Start of DATASET EXCERPT
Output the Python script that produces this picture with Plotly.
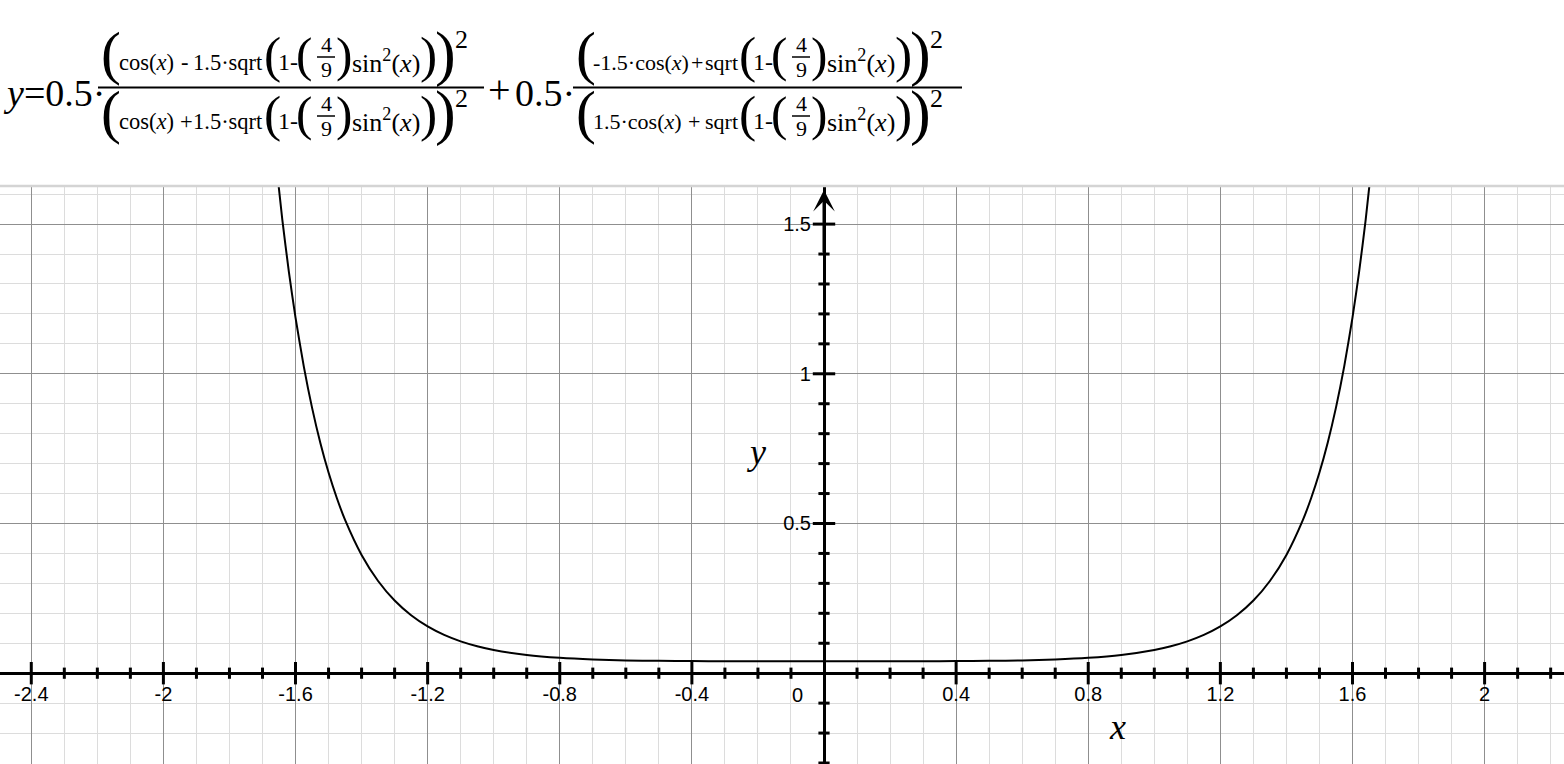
import plotly.graph_objects as go

# ---------------- data ----------------
X_CURVE = [-1.66, -1.64, -1.62, -1.6, -1.575, -1.55, -1.525, -1.5, -1.475, -1.45,
           -1.4, -1.35, -1.3, -1.25, -1.2, -1.15, -1.1, -1.05, -1.0, -0.9, -0.8, -0.7,
           -0.6, -0.5, -0.4, -0.3, -0.2,
           0.0, 0.2, 0.3, 0.4, 0.5, 0.6, 0.7, 0.8, 0.9, 1.0, 1.05, 1.1, 1.15, 1.2, 1.25,
           1.3, 1.35, 1.4, 1.45, 1.475, 1.5, 1.525, 1.55, 1.575, 1.6, 1.62, 1.64, 1.66]
Y_CURVE = [1.7174, 1.5149, 1.3397, 1.1877, 1.0248, 0.8871, 0.7701, 0.6704, 0.5852, 0.5121,
           0.3951, 0.3080, 0.2426, 0.1934, 0.1561, 0.1278, 0.1063, 0.0900, 0.0775, 0.0608, 0.0512, 0.0458,
           0.0428, 0.0412, 0.0405, 0.0401, 0.0400,
           0.0400, 0.0400, 0.0401, 0.0405, 0.0412, 0.0428, 0.0458, 0.0512, 0.0608, 0.0775, 0.0900, 0.1063,
           0.1278, 0.1561, 0.1934, 0.2426, 0.3080, 0.3951, 0.5121, 0.5852, 0.6704, 0.7701, 0.8871, 1.0248,
           1.1877, 1.3397, 1.5149, 1.7174]

X_TICK_VALS = [-2.4, -2.0, -1.6, -1.2, -0.8, -0.4, 0.4, 0.8, 1.2, 1.6, 2.0]
X_TICK_TEXT = ["-2.4", "-2", "-1.6", "-1.2", "-0.8", "-0.4", "0.4", "0.8", "1.2", "1.6", "2"]
X_MINOR = [-2.3, -2.2, -2.1, -1.9, -1.8, -1.7, -1.5, -1.4, -1.3, -1.1, -1.0, -0.9,
           -0.7, -0.6, -0.5, -0.3, -0.2, -0.1, 0.1, 0.2, 0.3, 0.5, 0.6, 0.7, 0.9, 1.0,
           1.1, 1.3, 1.4, 1.5, 1.7, 1.8, 1.9, 2.1, 2.2]
Y_TICK_VALS = [0.5, 1.0, 1.5]
Y_TICK_TEXT = ["0.5", "1", "1.5"]
Y_MINOR = [-0.3, -0.2, -0.1, 0.1, 0.2, 0.3, 0.4, 0.6, 0.7, 0.8, 0.9, 1.1, 1.2, 1.3, 1.4]
ORIGIN_LABEL = "0"

X_RANGE = [-2.4947, 2.2404]
Y_RANGE = [-0.3033, 1.6239]

# ---------------- layout helpers ----------------
W, H, TOP = 1564, 764, 187
PH = H - TOP
SERIF = "Liberation Serif"
SANS = "Liberation Sans"

annotations = []
shapes = []


def P(px, py):
    return px / W, (H - py) / PH


def txt(px, baseline, text, size, anchor="left"):
    x, y = P(px, baseline - 0.3375 * size)
    annotations.append(dict(xref="paper", yref="paper", x=x, y=y, xanchor=anchor,
                            yanchor="middle", text=text, showarrow=False, borderpad=0,
                            font=dict(family=SERIF, size=size, color="black")))


def paren(px, top, bottom, ch):
    s = (bottom - top) / 0.853
    cy = (top + bottom) / 2
    txt(px, cy + 0.25 * s, ch, s)


def hbar(x0, x1, py, w=2):
    a, b = P(x0, py)
    c, _ = P(x1, py)
    shapes.append(dict(type="line", xref="paper", yref="paper", x0=a, x1=c, y0=b, y1=b,
                       line=dict(color="black", width=w)))


def row(dx, dy, pieces, size):
    paren(100 + dx, 33 + dy, 84 + dy, "(")
    for px, text, anchor in pieces:
        txt(px + dx, 70 + dy, text, size, anchor=anchor)
    paren(263 + dx, 37 + dy, 81 + dy, "(")
    txt(277 + dx, 70 + dy, "1-", 24)
    paren(295 + dx, 38 + dy, 80 + dy, "(")
    txt(326 + dx, 52 + dy, "4", 22, anchor="center")
    hbar(317 + dx, 335 + dx, 57 + dy, 1.5)
    txt(326 + dx, 77 + dy, "9", 22, anchor="center")
    paren(335 + dx, 38 + dy, 80 + dy, ")")
    txt(351 + dx, 70 + dy, "sin<sup>2</sup>(<i>x</i>)", 26)
    paren(419 + dx, 37 + dy, 81 + dy, ")")
    paren(434 + dx, 32 + dy, 85 + dy, ")")
    txt(454 + dx, 48 + dy, "2", 26)


# formula title
txt(2, 106, "<i>y</i>=0.5·", 38)
row(0, 0, [(118, "cos(<i>x</i>)", "left"), (185, "-", "center"), (264, "1.5·sqrt", "right")], 22.5)
row(0, 59, [(118, "cos(<i>x</i>)", "left"), (186, "+", "center"), (264, "1.5·sqrt", "right")], 22.5)
hbar(98, 484, 87.5, 2)
txt(499, 103, "+", 40, anchor="center")
txt(514, 106, "0.5·", 38)
row(475, 0, [(117, "-1.5·cos(<i>x</i>)", "left"), (222, "+", "center"), (264, "sqrt", "right")], 22)
row(475, 59, [(117, "1.5·cos(<i>x</i>)", "left"), (219, "+", "center"), (264, "sqrt", "right")], 22)
hbar(573, 962, 87.5, 2)

# top border of the graph area
shapes.append(dict(type="line", xref="paper", yref="paper", x0=0, x1=1,
                   y0=1 + 1.0 / PH, y1=1 + 1.0 / PH, line=dict(color="#d4d4d4", width=2.5)))

# axis titles, origin label, arrow
annotations.append(dict(xref="x", yref="y", x=-0.203, y=0.738, text="<i>y</i>", showarrow=False,
                        font=dict(family=SERIF, size=36, color="black")))
annotations.append(dict(xref="x", yref="y", x=0.888, y=-0.180, text="<i>x</i>", showarrow=False,
                        font=dict(family=SERIF, size=36, color="black")))
annotations.append(dict(xref="x", yref="y", x=0, y=0, xshift=-27, yshift=-9, xanchor="center",
                        yanchor="top", text=ORIGIN_LABEL, showarrow=False,
                        font=dict(family=SANS, size=20, color="black")))
annotations.append(dict(xref="x", yref="y", x=0, y=1.614, axref="x", ayref="y", ax=0, ay=1.40,
                        text="", showarrow=True, arrowhead=3, arrowwidth=3, arrowsize=1.2,
                        arrowcolor="black"))

fig = go.Figure()
fig.add_trace(go.Scatter(x=X_CURVE, y=Y_CURVE, mode="lines",
                         line=dict(color="black", width=2, shape="spline", smoothing=0.6),
                         hoverinfo="skip"))
# crossing tick marks on the axes
fig.add_trace(go.Scatter(x=X_TICK_VALS, y=[0] * len(X_TICK_VALS), mode="markers",
                         marker=dict(symbol="line-ns", size=16, line=dict(color="black", width=3)),
                         hoverinfo="skip"))
fig.add_trace(go.Scatter(x=X_MINOR, y=[0] * len(X_MINOR), mode="markers",
                         marker=dict(symbol="line-ns", size=8, line=dict(color="black", width=3)),
                         hoverinfo="skip"))
fig.add_trace(go.Scatter(x=[0] * len(Y_TICK_VALS), y=Y_TICK_VALS, mode="markers",
                         marker=dict(symbol="line-ew", size=16, line=dict(color="black", width=3)),
                         hoverinfo="skip"))
fig.add_trace(go.Scatter(x=[0] * len(Y_MINOR), y=Y_MINOR, mode="markers",
                         marker=dict(symbol="line-ew", size=8, line=dict(color="black", width=3)),
                         hoverinfo="skip"))

x_pos = (0 - Y_RANGE[0]) / (Y_RANGE[1] - Y_RANGE[0])
y_pos = (0 - X_RANGE[0]) / (X_RANGE[1] - X_RANGE[0])

fig.update_layout(
    width=W, height=H,
    margin=dict(l=0, r=0, t=TOP, b=0, pad=0),
    plot_bgcolor="white", paper_bgcolor="white",
    showlegend=False,
    annotations=annotations, shapes=shapes,
    xaxis=dict(range=X_RANGE, tickmode="array", tickvals=X_TICK_VALS, ticktext=X_TICK_TEXT,
               showgrid=True, gridcolor="#8f8f8f", gridwidth=1,
               minor=dict(tickmode="linear", tick0=0, dtick=0.1, showgrid=True,
                          gridcolor="#dcdcdc", gridwidth=1, ticks=""),
               zeroline=False, showline=True, linecolor="black", linewidth=3,
               anchor="free", position=x_pos, ticks="", ticklabelstandoff=2,
               tickfont=dict(family=SANS, size=20, color="black"), fixedrange=True),
    yaxis=dict(range=Y_RANGE, tickmode="array", tickvals=Y_TICK_VALS, ticktext=Y_TICK_TEXT,
               showgrid=True, gridcolor="#8f8f8f", gridwidth=1,
               minor=dict(tickmode="linear", tick0=0, dtick=0.1, showgrid=True,
                          gridcolor="#dcdcdc", gridwidth=1, ticks=""),
               zeroline=False, showline=True, linecolor="black", linewidth=3,
               anchor="free", position=y_pos, ticks="", ticklabelstandoff=8,
               tickfont=dict(family=SANS, size=20, color="black"), fixedrange=True),
)

fig.write_html("out.html", config={"displayModeBar": False},
               post_script="document.body.style.margin='0px';")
End of DATASET EXCERPT
## WRITTEN INSTRUCTION
Restate exactly, please, only the lines between the start of the data and the line containing "import plotly.graph_objects as go", both ends included, skipping the pictures.

## RESPONSE FOR THIS EXERCISE
Output the Python script that produces this picture with Plotly.
import plotly.graph_objects as go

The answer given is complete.